Mary Danielson Perry says
Thank you, Pearl! I will definitely share the velveteen version. The fabric just arrived yesterday and I’m head-over-heels in love. It’s just gorgeous!
Tanya says
What a perfect party dress, Mary! And you can wear it year round. I can also see is dressed up or dressed down.
Mary Danielson Perry says
Thanks so much, Tanya! It definitely is an all-season dress here. I wore it with tights and a cardigan last weekend and it was just perfect.
Laura says
I love the idea of this in velveteen! I just imagined it in the Anna Maria Horner Queen of Hearts print, and now Immagonnahavtamakeit. At least in cotton sateen… I’m not usually drawn to a sweetheart neckline, but I really like both options on this dress! I love yours, polyester and all!
Mary Danielson Perry says
Oh, that would be FABULOUS, Laura! Please make it, so I can ogle it! 😉
Caren says
That is super cute on you! Loveit! Thank you for your review. Happy partying!!
Mary Danielson Perry says
Thank you so much, Caren!
Jenny says
Yay! So pretty. Suitable for cocktails, but also garden parties if I say so myself (summer’s coming soon right? really soon?!)
I can attest that the tulip skirt version is great, too. I did make bodice adjustments – I made the straps a bit wider, and I made the back more of a scoop than a square shape, to cover up my bra straps at the back. I’d also recommend lengthening it a touch – I’m 5’6″ and it was pretty revealing on me!
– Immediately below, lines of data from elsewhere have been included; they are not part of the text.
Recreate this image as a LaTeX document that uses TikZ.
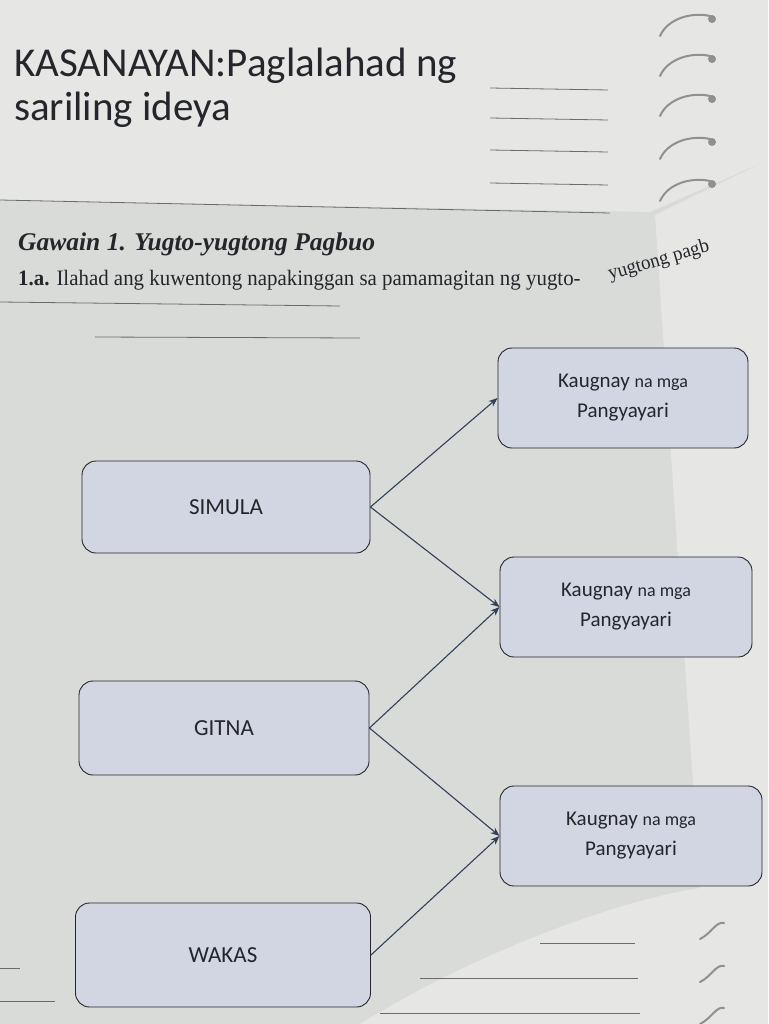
\documentclass[tikz,border=0pt]{standalone}
\usepackage{fontspec}
\setmainfont{Carlito}
\newfontfamily\bookserif{Liberation Serif}
\newfontfamily\narrowserif[FakeStretch=0.95]{Liberation Serif}
\usetikzlibrary{arrows.meta}
\definecolor{paper}{HTML}{D9DBD9}
\definecolor{paperlit}{HTML}{E6E7E5}
\definecolor{boxfill}{HTML}{D2D6E2}
\definecolor{ink}{HTML}{24262B}
\definecolor{arrowink}{HTML}{34405A}
\definecolor{ruleink}{HTML}{6A6C6C}
\definecolor{ringink}{HTML}{8E9092}
\tikzset{
  stage/.style={draw=ink, fill=boxfill, rounded corners=14pt, line width=0.9pt,
    minimum width=288pt, minimum height=92pt, text=ink,
    font=\fontsize{23}{26}\selectfont},
  event/.style={stage, minimum width=250pt, minimum height=100pt, align=center,
    font=\fontsize{21}{30}\selectfont},
  link/.style={draw=arrowink, line width=1.1pt, -{Stealth[length=9pt,width=7pt]}},
  rule/.style={draw=ruleink, line width=0.8pt},
  ring/.style={draw=ringink, line width=2pt, line cap=round},
  every node/.style={inner sep=0pt}
}
\newcommand{\NaMga}{{\fontsize{18}{20}\selectfont na mga}}

\begin{document}
\begin{tikzpicture}[x=1pt,y=-1pt]
  \useasboundingbox (0,0) rectangle (768,1024);
  % paper
  \fill[paper] (0,0) rectangle (768,1024);
  \fill[paperlit] (0,0) -- (768,0) -- (768,160) -- (650,212) -- (0,200) -- cycle;
  \fill[paperlit] (655,215) -- (768,160) -- (768,1024) -- (360,1024)
    .. controls (480,950) and (620,900) .. (700,888) -- cycle;

  % spiral rings
  \foreach \y in {12,52,92,135,177}{
    \draw[ring] (660,\y+24) .. controls (668,\y+6) and (692,\y) .. (710,\y+4);
    \fill[ringink] (712,\y+7) circle (4);
  }
  \foreach \y in {925,968,1010}{
    \draw[ring] (700,\y+14) .. controls (712,\y+8) and (716,\y-4) .. (724,\y-2);
  }

  % writing lines
  \foreach \y in {88,118,150,183}{
    \draw[rule] (490,\y) -- (608,\y+2);
  }
  \draw[rule] (0,200) -- (610,213);
  \draw[rule] (0,302) -- (340,306);
  \draw[rule] (95,337) -- (360,338);
  \draw[rule] (540,943) -- (635,943);
  \draw[rule] (420,978) -- (638,978);
  \draw[rule] (380,1013) -- (640,1013);
  \draw[rule] (0,968) -- (20,968);
  \draw[rule] (0,1001) -- (55,1001);

  % headings
  \node[anchor=base west, text=ink, font=\fontsize{41}{44}\selectfont] (title) at (14,77) {KASANAYAN:Paglalahad ng};
  \node[anchor=base west, text=ink, font=\fontsize{41}{44}\selectfont] (title2) at (14,121) {sariling ideya};
  \node[anchor=base west, text=ink, font=\bookserif\bfseries\itshape\fontsize{25.5}{28}\selectfont] (gawain) at (18,251) {Gawain 1. Yugto-yugtong Pagbuo};
  \node[anchor=base west, text=ink, font=\narrowserif\fontsize{22}{24}\selectfont] (panuto) at (18,285) {\textbf{1.a.} Ilahad ang kuwentong napakinggan sa pamamagitan ng yugto-};
  \node[anchor=base west, text=ink, rotate=16, font=\narrowserif\fontsize{20}{24}\selectfont] (panuto2) at (610,280) {yugtong pagb};

  % stages
  \node[stage] (simula) at (226,507) {SIMULA};
  \node[stage, minimum width=290pt, minimum height=94pt] (gitna) at (224,728) {GITNA};
  \node[stage, minimum width=295pt, minimum height=104pt] (wakas) at (223,955) {WAKAS};

  % events
  \node[event] (kaugnayA) at (623,398) {Kaugnay \NaMga\\Pangyayari};
  \node[event, minimum width=252pt] (kaugnayB) at (626,607) {Kaugnay \NaMga\\Pangyayari};
  \node[event, minimum width=262pt] (kaugnayC) at (631,836) {Kaugnay \NaMga\\Pangyayari};

  % links
  \draw[link] (simula.east) -- (kaugnayA.west);
  \draw[link] (simula.east) -- (kaugnayB.west);
  \draw[link] (gitna.east) -- (kaugnayB.west);
  \draw[link] (gitna.east) -- (kaugnayC.west);
  \draw[link] (wakas.east) -- (kaugnayC.west);
\end{tikzpicture}
\end{document}
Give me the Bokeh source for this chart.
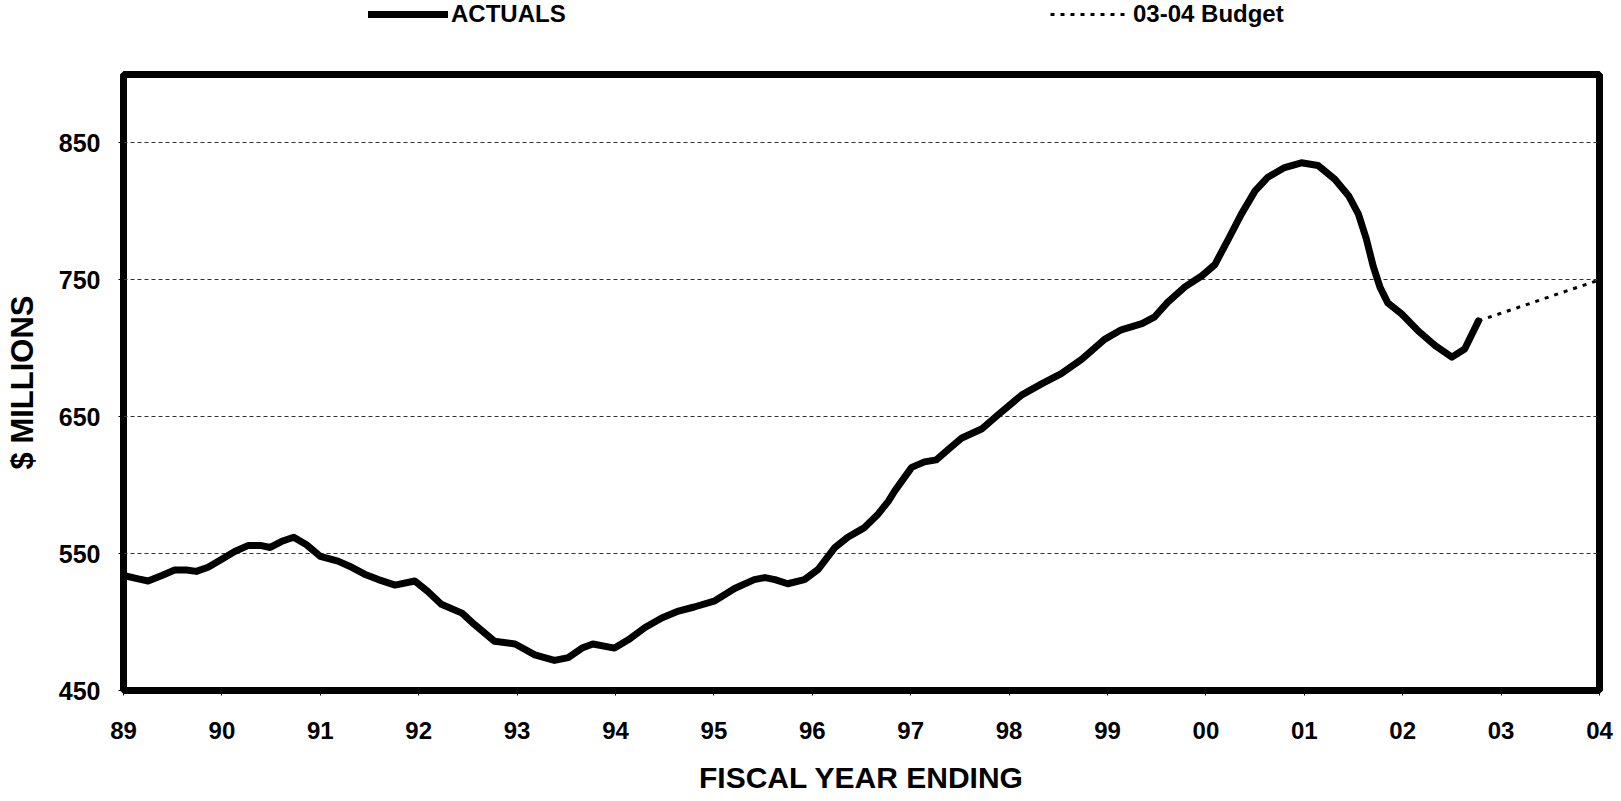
from bokeh.plotting import figure
from bokeh.layouts import column
from bokeh.models import Range1d, FixedTicker, Legend, LegendItem
from bokeh.embed import file_html
from bokeh.resources import INLINE

# Fiscal-year position measured from FY89 (0 = 89, 15 = 04)
period = [0.00, 0.15, 0.25, 0.39, 0.52, 0.64, 0.74, 0.86, 0.99, 1.13,
          1.27, 1.39, 1.49, 1.61, 1.73, 1.86, 2.00, 2.18, 2.32, 2.45,
          2.59, 2.76, 2.96, 3.09, 3.23, 3.44, 3.57, 3.77, 3.98, 4.18,
          4.38, 4.52, 4.66, 4.77, 4.99, 5.13, 5.30, 5.47, 5.64, 5.80,
          6.01, 6.21, 6.41, 6.52, 6.62, 6.75, 6.92, 7.06, 7.23, 7.36,
          7.53, 7.67, 7.77, 7.84, 8.01, 8.14, 8.26, 8.38, 8.52, 8.72,
          8.89, 9.13, 9.33, 9.53, 9.74, 9.97, 10.14, 10.35, 10.48, 10.61,
          10.79, 10.96, 11.09, 11.23, 11.36, 11.50, 11.63, 11.80, 11.97, 12.14,
          12.31, 12.45, 12.55, 12.63, 12.70, 12.77, 12.85, 12.99, 13.16, 13.33,
          13.50, 13.63, 13.77]

# Actual revenue, $ millions
actuals = [534.0, 531.5, 530.0, 534.0, 538.0, 538.0, 537.0, 540.0, 545.5, 551.5,
           556.0, 556.0, 554.5, 559.0, 562.0, 556.5, 548.0, 544.5, 540.0, 535.0,
           531.0, 527.0, 530.0, 522.5, 513.0, 506.5, 498.0, 486.0, 484.0, 476.0,
           472.0, 474.0, 481.0, 484.0, 481.0, 487.0, 496.0, 503.0, 508.0, 511.0,
           515.5, 524.5, 531.0, 532.5, 531.0, 528.0, 531.0, 538.5, 554.5, 562.0,
           569.0, 579.0, 588.0, 596.0, 613.0, 617.0, 618.5, 626.0, 634.5, 641.0,
           651.5, 666.0, 674.0, 681.5, 692.0, 706.5, 713.5, 718.0, 723.0, 733.5,
           745.0, 753.0, 761.0, 780.0, 798.0, 815.0, 825.0, 832.0, 835.5, 833.5,
           823.5, 811.5, 798.0, 780.0, 760.0, 744.5, 733.0, 725.0, 712.5, 702.0,
           693.5, 699.5, 720.0]

# 03-04 budget projection
budget_period = [13.77, 15.0]
budget = [720.0, 750.0]

year_ticks = list(range(16))
year_labels = ["89", "90", "91", "92", "93", "94", "95", "96", "97", "98",
               "99", "00", "01", "02", "03", "04"]
value_ticks = [450, 550, 650, 750, 850]

FONT = "Liberation Sans"
ACT_STYLE = dict(line_width=7, line_color="black", line_join="round", line_cap="round")
BUD_STYLE = dict(line_width=3, line_color="black", line_dash="4 6")

# ---- legend strip above the chart ----
# Its ranges sit far from the data, so only the legend samples show here.
key = figure(width=1621, height=70, x_range=Range1d(0, 1), y_range=Range1d(0, 1),
             x_axis_type=None, y_axis_type=None,
             output_backend="svg", toolbar_location=None,
             min_border_left=0, min_border_right=0,
             min_border_top=0, min_border_bottom=0)
key.outline_line_color = None
key.background_fill_color = "white"
key.border_fill_color = "white"
k_act = key.line(period, actuals, **ACT_STYLE)
k_bud = key.line(budget_period, budget, **BUD_STYLE)

legend_style = dict(border_line_color=None, background_fill_alpha=0,
                    padding=0, margin=0, glyph_width=80, glyph_height=28,
                    label_height=28, label_standoff=3,
                    label_text_font=FONT, label_text_font_style="bold",
                    label_text_font_size="24px", label_text_color="black")
# locations are measured from the left edge of the chart frame
key.add_layout(Legend(items=[LegendItem(label="ACTUALS", renderers=[k_act])],
                      location=(245, 42), **legend_style))
key.add_layout(Legend(items=[LegendItem(label="03-04 Budget", renderers=[k_bud])],
                      location=(927, 42), **legend_style))

# ---- main chart ----
p = figure(width=1621, height=731,
           x_range=Range1d(0, 15), y_range=Range1d(450, 900),
           output_backend="svg", toolbar_location=None,
           min_border_left=123, min_border_right=22,
           min_border_top=4, min_border_bottom=111)

p.background_fill_color = "white"
p.border_fill_color = "white"
p.outline_line_color = "black"
p.outline_line_width = 7

# x axis
p.xaxis.ticker = FixedTicker(ticks=year_ticks)
p.xaxis.major_label_overrides = {t: lab for t, lab in zip(year_ticks, year_labels)}
p.xaxis.axis_label = "FISCAL YEAR ENDING"
p.xaxis.major_label_standoff = 26
p.xaxis.axis_label_standoff = 19

# y axis
p.yaxis.ticker = FixedTicker(ticks=value_ticks)
p.yaxis.axis_label = "$ MILLIONS"
p.yaxis.major_label_standoff = 18
p.yaxis.axis_label_standoff = 16

for ax in (p.xaxis, p.yaxis):
    ax.axis_line_color = None
    ax.major_tick_out = 5
    ax.major_tick_in = 0
    ax.major_tick_line_color = "black"
    ax.major_tick_line_width = 1
    ax.minor_tick_line_color = None
    ax.major_label_text_font = FONT
    ax.major_label_text_font_style = "bold"
    ax.major_label_text_font_size = "24px"
    ax.major_label_text_color = "black"
    ax.axis_label_text_font = FONT
    ax.axis_label_text_font_style = "bold"
    ax.axis_label_text_font_size = "30px"
    ax.axis_label_text_color = "black"
p.yaxis.major_label_text_font_size = "25px"
p.yaxis.axis_label_text_font_size = "31px"

p.xgrid.visible = False
p.ygrid.ticker = FixedTicker(ticks=value_ticks)
p.ygrid.grid_line_color = "#333333"
p.ygrid.grid_line_width = 1
p.ygrid.grid_line_dash = "4 3"

p.line(period, actuals, **ACT_STYLE)
p.line(budget_period, budget, **BUD_STYLE)

page = column(key, p, spacing=0)

with open("out.html", "w") as f:
    f.write(file_html(page, INLINE))
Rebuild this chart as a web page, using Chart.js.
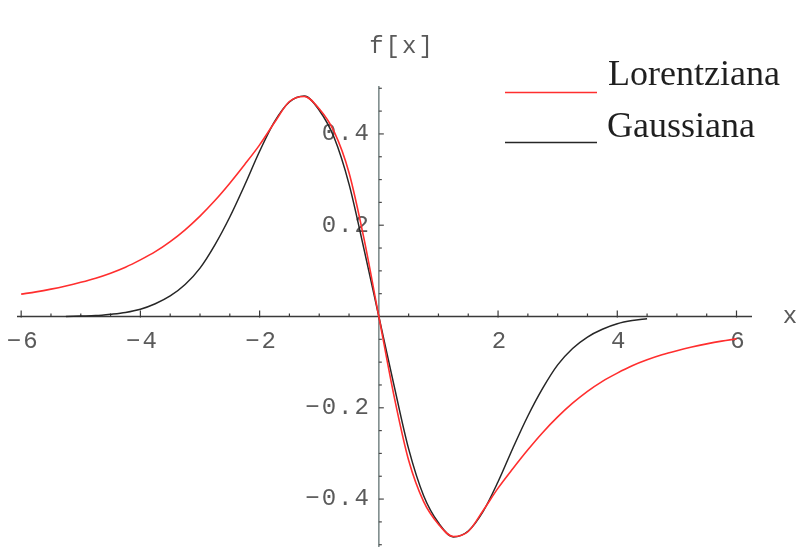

http://www.cashmerette.com/2014/12/by-hand-london-kim-is-party-girl.html
Mary Danielson Perry says
I am still swooning over your Kim, J. That tulip skirt is just gorgeous on you, short length and all. Love it.
Mary Danielson Perry says
I am still swooning over your Kim, J! That tulip skirt is just gorgeous on you, short length and all. Love it.